Efficient and Accurate Label Propagation on Dynamic Graphs and Label Sets
Venue
International Journal on Advances in Networks and Services, vol. 6 (2013), pp. 246-259
Publication Year
2013
Authors
Michele Covell, Shumeet Baluja
BibTeX
Abstract
Many web-based application areas must infer label distributions starting from a
small set of sparse, noisy labels. Previous work has shown that graph-based
propagation can be very effective at finding the best label distribution across
nodes, starting from partial information and a weighted-connection graph. In their
work on video recommendations, Baluja et al. showed high-quality results using
Adsorption, a normalized propagation process. An important step in the original
formulation of Adsorption was re-normalization of the label vectors associated with
each node, between every propagation step. That interleaved normalization forced
computation of all label distributions, in synchrony, in order to allow the
normalization to be correctly determined. Interleaved normalization also prevented
use of standard linear-algebra methods, like stabilized bi-conjugate gradient
descent (BiCGStab) and Gaussian elimination. We show how to replace the interleaved
normalization with a single pre-normalization, done once before the main
propagation process starts, allowing use of selective label computation (label
slicing) as well as large-matrix-solution methods.
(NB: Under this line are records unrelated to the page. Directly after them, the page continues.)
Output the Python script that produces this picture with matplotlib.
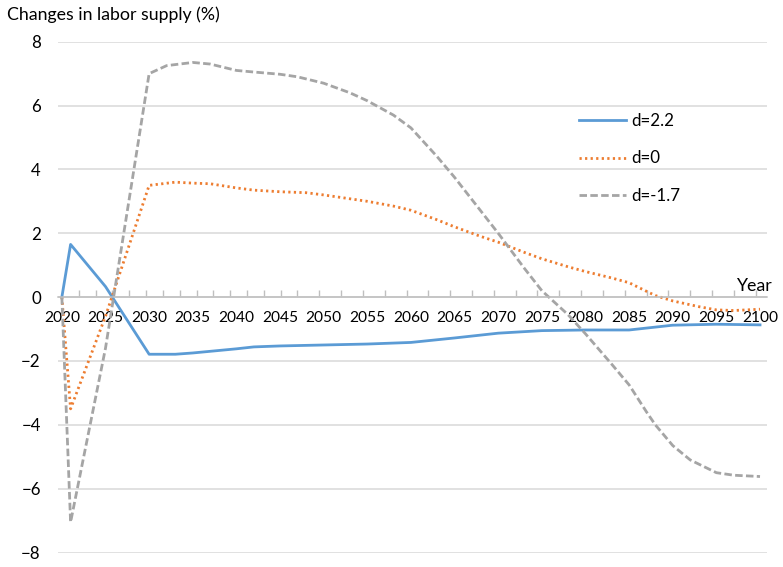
import matplotlib
matplotlib.use("Agg")
import matplotlib.pyplot as plt
import numpy as np

plt.rcParams['font.family'] = ['Lato', 'DejaVu Sans']

# d=2.2
years_a = [2020, 2021, 2025, 2030, 2033, 2035, 2040, 2042, 2045, 2050, 2055, 2060,
           2065, 2070, 2075, 2080, 2085, 2090, 2095, 2100]
vals_a = [0, 1.65, 0.33, -1.79, -1.79, -1.75, -1.62, -1.56, -1.53, -1.50, -1.47, -1.42,
          -1.28, -1.13, -1.05, -1.03, -1.03, -0.88, -0.85, -0.87]

# d=0
years_b = [2020, 2021, 2025, 2030, 2033, 2035, 2037, 2040, 2042, 2045, 2048, 2050, 2053,
           2055, 2058, 2060, 2063, 2065, 2068, 2070, 2073, 2075, 2078, 2080, 2083, 2085,
           2087, 2088, 2090, 2093, 2095, 2097, 2100]
vals_b = [0, -3.5, -0.6, 3.5, 3.6, 3.57, 3.55, 3.42, 3.35, 3.3, 3.27, 3.2, 3.08,
          3.0, 2.85, 2.72, 2.42, 2.2, 1.9, 1.72, 1.4, 1.2, 0.95, 0.8, 0.6, 0.45,
          0.18, 0.05, -0.12, -0.3, -0.4, -0.42, -0.38]

# d=-1.7
years_c = [2020, 2021, 2025, 2030, 2032, 2035, 2037, 2040, 2042, 2045, 2047, 2050, 2053,
           2055, 2058, 2060, 2063, 2065, 2068, 2070, 2073, 2075, 2078, 2080, 2083, 2085,
           2087, 2088, 2090, 2092, 2095, 2097, 2100]
vals_c = [0, -7.05, -1.6, 7.0, 7.25, 7.35, 7.3, 7.1, 7.05, 6.98, 6.9, 6.7, 6.4,
          6.15, 5.7, 5.3, 4.4, 3.75, 2.7, 2.0, 0.9, 0.2, -0.55, -1.15, -2.1, -2.75,
          -3.6, -4.0, -4.65, -5.1, -5.5, -5.58, -5.62]

labels = ['d=2.2', 'd=0', 'd=-1.7']

fig = plt.figure(figsize=(7.83, 5.67), dpi=100)
ax = fig.add_axes([57.5/783, 1-552.5/567, (767-57.5)/783, (552.5-41.7)/567])

ax.plot(years_a, vals_a, color='#5B9BD5', lw=2.0, label=labels[0])
ax.plot(years_b, vals_b, color='#ED7D31', lw=2.0, linestyle=(0, (0.8, 1.2)), label=labels[1])
ax.plot(years_c, vals_c, color='#A5A5A5', lw=2.0, linestyle=(0, (2.7, 1.2)), label=labels[2])

ax.set_xlim(2019.5, 2100.8)
ax.set_ylim(-8, 8)
ax.set_yticks(np.arange(-8, 9, 2))
ax.yaxis.grid(True, color='#D9D9D9', lw=1.1)
ax.set_axisbelow(True)

for s in ['left', 'right', 'top']:
    ax.spines[s].set_visible(False)
ax.spines['bottom'].set_position(('data', 0))
ax.spines['bottom'].set_color('#BFBFBF')
ax.spines['bottom'].set_linewidth(1.1)

fs = 12.8
ax.set_xticks(np.arange(2020, 2101, 5))
ax.set_xticks(np.concatenate([np.linspace(2020, 2047, 15), np.arange(2049.5, 2100, 2.5)]), minor=True)
ax.tick_params(axis='x', which='major', length=0, pad=10, labelsize=11.2, colors='#000000')
ax.tick_params(axis='x', which='minor', direction='in', length=5, width=1, color='#BFBFBF')
ax.tick_params(axis='y', length=0, pad=12, labelsize=12.2)

fig.text(7/783, 1-15/567, 'Changes in labor supply (%)', fontsize=fs, va='center', ha='left')
fig.text(772/783, 1-286/567, 'Year', fontsize=fs, va='center', ha='right')

ax.legend(frameon=False, loc='upper left', bbox_to_anchor=(564/783, 1-98/567),
          bbox_transform=fig.transFigure, fontsize=12.2, handlelength=2.75,
          handletextpad=0.3, labelspacing=1.25)

fig.savefig('out.png', dpi=100)
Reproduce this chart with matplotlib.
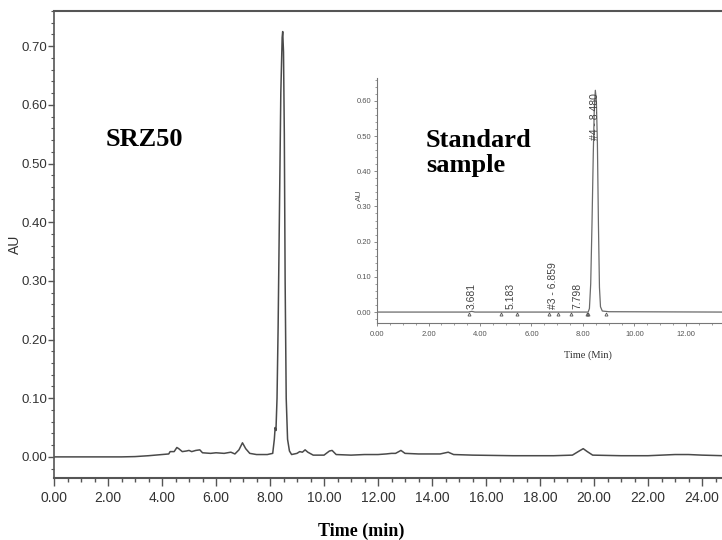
"""HPLC chromatogram of SRZ50 with the standard-sample trace as an inset."""

import matplotlib
matplotlib.use("Agg")
import matplotlib.pyplot as plt
from matplotlib.ticker import MultipleLocator, FormatStrFormatter

# ── Data ─────────────────────────────────────────────────────────────────────
# main trace: SRZ50
t_main = [0.00, 2.50, 3.00, 3.50, 4.00, 4.25, 4.30, 4.45, 4.55, 4.62, 4.75,
          4.90, 5.00, 5.10, 5.25, 5.40, 5.50, 5.80, 6.00, 6.30, 6.55, 6.70,
          6.85, 6.98, 7.10, 7.25, 7.50, 7.90, 8.10, 8.16, 8.19, 8.22, 8.26,
          8.30, 8.35, 8.40, 8.45, 8.47, 8.50, 8.53, 8.56, 8.60, 8.65, 8.72,
          8.80, 9.00, 9.10, 9.20, 9.30, 9.40, 9.60, 10.00, 10.20, 10.30,
          10.45, 11.00, 11.50, 12.00, 12.30, 12.50, 12.65, 12.85, 13.00,
          13.50, 14.00, 14.30, 14.60, 14.80, 15.50, 17.00, 18.50, 19.20,
          19.45, 19.60, 19.75, 19.95, 21.00, 22.00, 23.00, 23.50, 24.00, 24.80]
au_main = [0.000, 0.000, 0.0005, 0.002, 0.004, 0.005, 0.009, 0.009, 0.016,
           0.014, 0.009, 0.010, 0.011, 0.009, 0.011, 0.012, 0.007, 0.006,
           0.007, 0.006, 0.008, 0.005, 0.012, 0.024, 0.014, 0.006, 0.004,
           0.004, 0.006, 0.030, 0.050, 0.045, 0.100, 0.220, 0.420, 0.620,
           0.715, 0.725, 0.690, 0.550, 0.300, 0.100, 0.030, 0.010, 0.004,
           0.006, 0.009, 0.008, 0.012, 0.008, 0.003, 0.003, 0.010, 0.011,
           0.004, 0.003, 0.004, 0.004, 0.005, 0.006, 0.006, 0.011, 0.006,
           0.005, 0.005, 0.005, 0.008, 0.004, 0.003, 0.002, 0.002, 0.003,
           0.010, 0.014, 0.009, 0.003, 0.002, 0.002, 0.004, 0.004, 0.003, 0.002]

# inset trace: standard sample
t_std = [0.00, 3.55, 3.68, 3.80, 8.20, 8.25, 8.30, 8.35, 8.40, 8.44, 8.48,
         8.52, 8.56, 8.60, 8.64, 8.68, 8.75, 9.00, 13.40]
au_std = [0.000, 0.000, 0.002, 0.000, 0.000, 0.010, 0.080, 0.250, 0.450,
          0.580, 0.630, 0.600, 0.480, 0.250, 0.070, 0.015, 0.003, 0.001, 0.000]

peak_rt = [3.69, 5.20, 6.83, 7.77, 8.47]
peak_labels = ["3.681", "5.183", "#3 - 6.859", "7.798", "#4 - 8.480"]
peak_label_y = [0.010, 0.010, 0.010, 0.010, 0.490]
mark_rt = [3.57, 4.80, 5.43, 6.68, 7.03, 7.53, 8.14, 8.20, 8.90]

NARROW = ["Liberation Sans Narrow", "Liberation Sans", "DejaVu Sans"]
SERIF = ["Liberation Serif", "DejaVu Serif"]
LINE = "#4a4a4a"
TEXT = "#333333"

fig = plt.figure(figsize=(7.22, 5.40), dpi=100)

# ── Main chromatogram ────────────────────────────────────────────────────────
ax = fig.add_axes([0.0748, 0.1148, 0.9252, 0.8648])
ax.plot(t_main, au_main, color=LINE, lw=1.1)
ax.set_xlim(0, 24.74)
ax.set_ylim(-0.036, 0.76)
ax.spines["right"].set_visible(False)
for s in ("left", "bottom", "top"):
    ax.spines[s].set_color("#555555")
ax.spines["left"].set_linewidth(1.2)
ax.spines["bottom"].set_linewidth(1.5)
ax.spines["top"].set_linewidth(1.5)

ax.xaxis.set_major_locator(MultipleLocator(2))
ax.xaxis.set_minor_locator(MultipleLocator(0.5))
ax.yaxis.set_major_locator(MultipleLocator(0.1))
ax.yaxis.set_minor_locator(MultipleLocator(0.02))
ax.xaxis.set_major_formatter(FormatStrFormatter("%.2f"))
ax.yaxis.set_major_formatter(FormatStrFormatter("%.2f"))
ax.tick_params(axis="x", which="major", length=6, width=1, color="#555555",
               labelsize=10, labelcolor=TEXT, pad=3.5)
ax.tick_params(axis="x", which="minor", length=3, width=1, color="#555555")
ax.tick_params(axis="y", which="major", length=4, width=1, color="#555555",
               labelsize=9.5, labelcolor=TEXT, pad=1)
ax.tick_params(axis="y", which="minor", length=2.2, width=0.8, color="#555555")
for lab in ax.get_xticklabels() + ax.get_yticklabels():
    lab.set_family(NARROW)

ax.set_xlabel("Time (min)", family=SERIF, fontweight="bold", fontsize=13,
              color="black")
ax.xaxis.set_label_coords(0.46, -0.095)
ax.set_ylabel("AU", family=NARROW, fontsize=10, color=TEXT)
ax.yaxis.set_label_coords(-0.048, 0.50)
ax.text(0.078, 0.724, "SRZ50", transform=ax.transAxes, family=SERIF,
        fontweight="bold", fontsize=19, color="black", va="center")

# ── Inset: standard sample ───────────────────────────────────────────────────
ins = fig.add_axes([0.5222, 0.4019, 0.4778, 0.4537])
ins.patch.set_alpha(0)
ins.plot(t_std, au_std, color="#6a6a6a", lw=0.9)
ins.plot(mark_rt, [-0.006] * len(mark_rt), ls="none", marker="^", ms=2.2,
         mfc="none", mec="#555555", mew=0.6)
for rt, lab, y in zip(peak_rt, peak_labels, peak_label_y):
    ins.text(rt, y, lab, rotation=90, ha="center", va="bottom",
             family=NARROW, fontsize=7.5, color="#444444")
ins.set_xlim(0, 13.4)
ins.set_ylim(-0.031, 0.665)
ins.spines["top"].set_visible(False)
ins.spines["right"].set_visible(False)
for s in ("left", "bottom"):
    ins.spines[s].set_color("#777777")
    ins.spines[s].set_linewidth(0.8)
ins.xaxis.set_major_locator(MultipleLocator(2))
ins.xaxis.set_minor_locator(MultipleLocator(0.5))
ins.yaxis.set_major_locator(MultipleLocator(0.1))
ins.yaxis.set_minor_locator(MultipleLocator(0.02))
ins.xaxis.set_major_formatter(FormatStrFormatter("%.2f"))
ins.yaxis.set_major_formatter(FormatStrFormatter("%.2f"))
ins.tick_params(axis="both", which="major", length=2.5, width=0.6,
                color="#777777", labelsize=5.5, labelcolor="#555555", pad=1.5)
ins.tick_params(axis="x", which="major", pad=3)
ins.tick_params(axis="both", which="minor", length=1.5, width=0.5,
                color="#777777")
for lab in ins.get_xticklabels() + ins.get_yticklabels():
    lab.set_family(NARROW)
ins.set_xlabel("Time (Min)", family=SERIF, fontsize=7.5, color="#333333")
ins.xaxis.set_label_coords(0.61, -0.11)
ins.set_ylabel("AU", family=NARROW, fontsize=6, color="#555555")
ins.yaxis.set_label_coords(-0.04, 0.52)
ins.text(0.142, 0.694, "Standard\nsample", transform=ins.transAxes,
         family=SERIF, fontweight="bold", fontsize=19, color="black",
         va="center", linespacing=1.15)

fig.savefig("out.png", dpi=100)
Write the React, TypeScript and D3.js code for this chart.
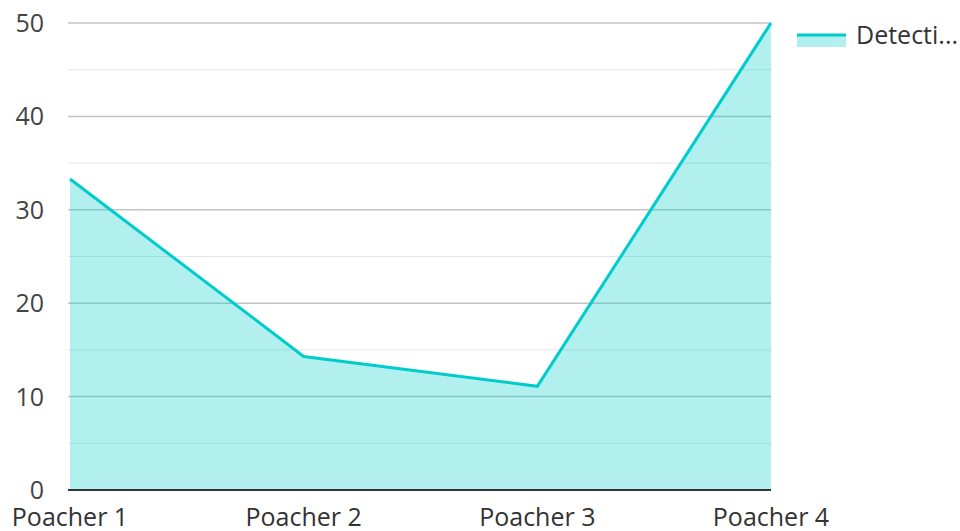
import * as d3 from "d3";

const categories = ["Poacher 1", "Poacher 2", "Poacher 3", "Poacher 4"];
const detections = [33.3, 14.3, 11.1, 50];
const seriesName = "Detecti...";
const yTicks = [0, 10, 20, 30, 40, 50];
const minorTicks = [5, 15, 25, 35, 45];

const W = 960;
const H = 531;
const left = 70;
const right = 771;
const top = 23;
const bottom = 490;
const teal = "#00cccc";
const font = "'Open Sans', sans-serif";

export default function App() {
  const x = d3.scalePoint<string>().domain(categories).range([left, right]);
  const y = d3.scaleLinear().domain([0, 50]).range([bottom, top]);

  const pts = categories.map((c, i) => [x(c)!, y(detections[i])] as [number, number]);
  const line = d3.line()(pts) || "";
  const area =
    d3
      .area<[number, number]>()
      .x((d) => d[0])
      .y0(y(0))
      .y1((d) => d[1])(pts) || "";

  return (
    <svg
      width={W}
      height={H}
      style={{ position: "absolute", left: 0, top: 0, display: "block" }}
      fontFamily={font}
    >
      {minorTicks.map((t) => (
        <line key={"m" + t} x1={68} x2={right} y1={y(t)} y2={y(t)} stroke="#e6e6e6" strokeWidth={1} />
      ))}
      {yTicks.filter((t) => t > 0).map((t) => (
        <line key={"g" + t} x1={68} x2={right} y1={y(t)} y2={y(t)} stroke="#c4c4c4" strokeWidth={1.5} />
      ))}
      <path d={area} fill={teal} fillOpacity={0.3} />
      <path d={line} fill="none" stroke={teal} strokeWidth={3} />
      <line x1={68} x2={right} y1={y(0)} y2={y(0)} stroke="#333" strokeWidth={2} />
      {yTicks.map((t) => (
        <text key={"t" + t} x={44} y={y(t)} dy="0.36em" textAnchor="end" fontSize={25} fill="#444">
          {t}
        </text>
      ))}
      {categories.map((c) => (
        <text key={c} x={x(c)} y={526} textAnchor="middle" fontSize={25} fill="#333">
          {c}
        </text>
      ))}
      <rect x={797} y={35} width={49} height={12} fill={teal} fillOpacity={0.3} />
      <line x1={797} x2={846} y1={35} y2={35} stroke={teal} strokeWidth={3} />
      <text x={856} y={44} fontSize={25} fill="#333">
        {seriesName}
      </text>
    </svg>
  );
}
As a result, much larger graphs
and label sets can be handled than in the original formulation and more accurate
solutions can be found in fewer propagation steps. We further extend that work to
handle graphs that change and expand over time. We report results from using
pre-normalized Adsorption in topic labeling for web domains, using label slicing
and BiCGStab. We also report results from using incremental updates on changing
co-author network data. Finally, we discuss two options for handling mixed-sign
(positive and negative) graphs and labels.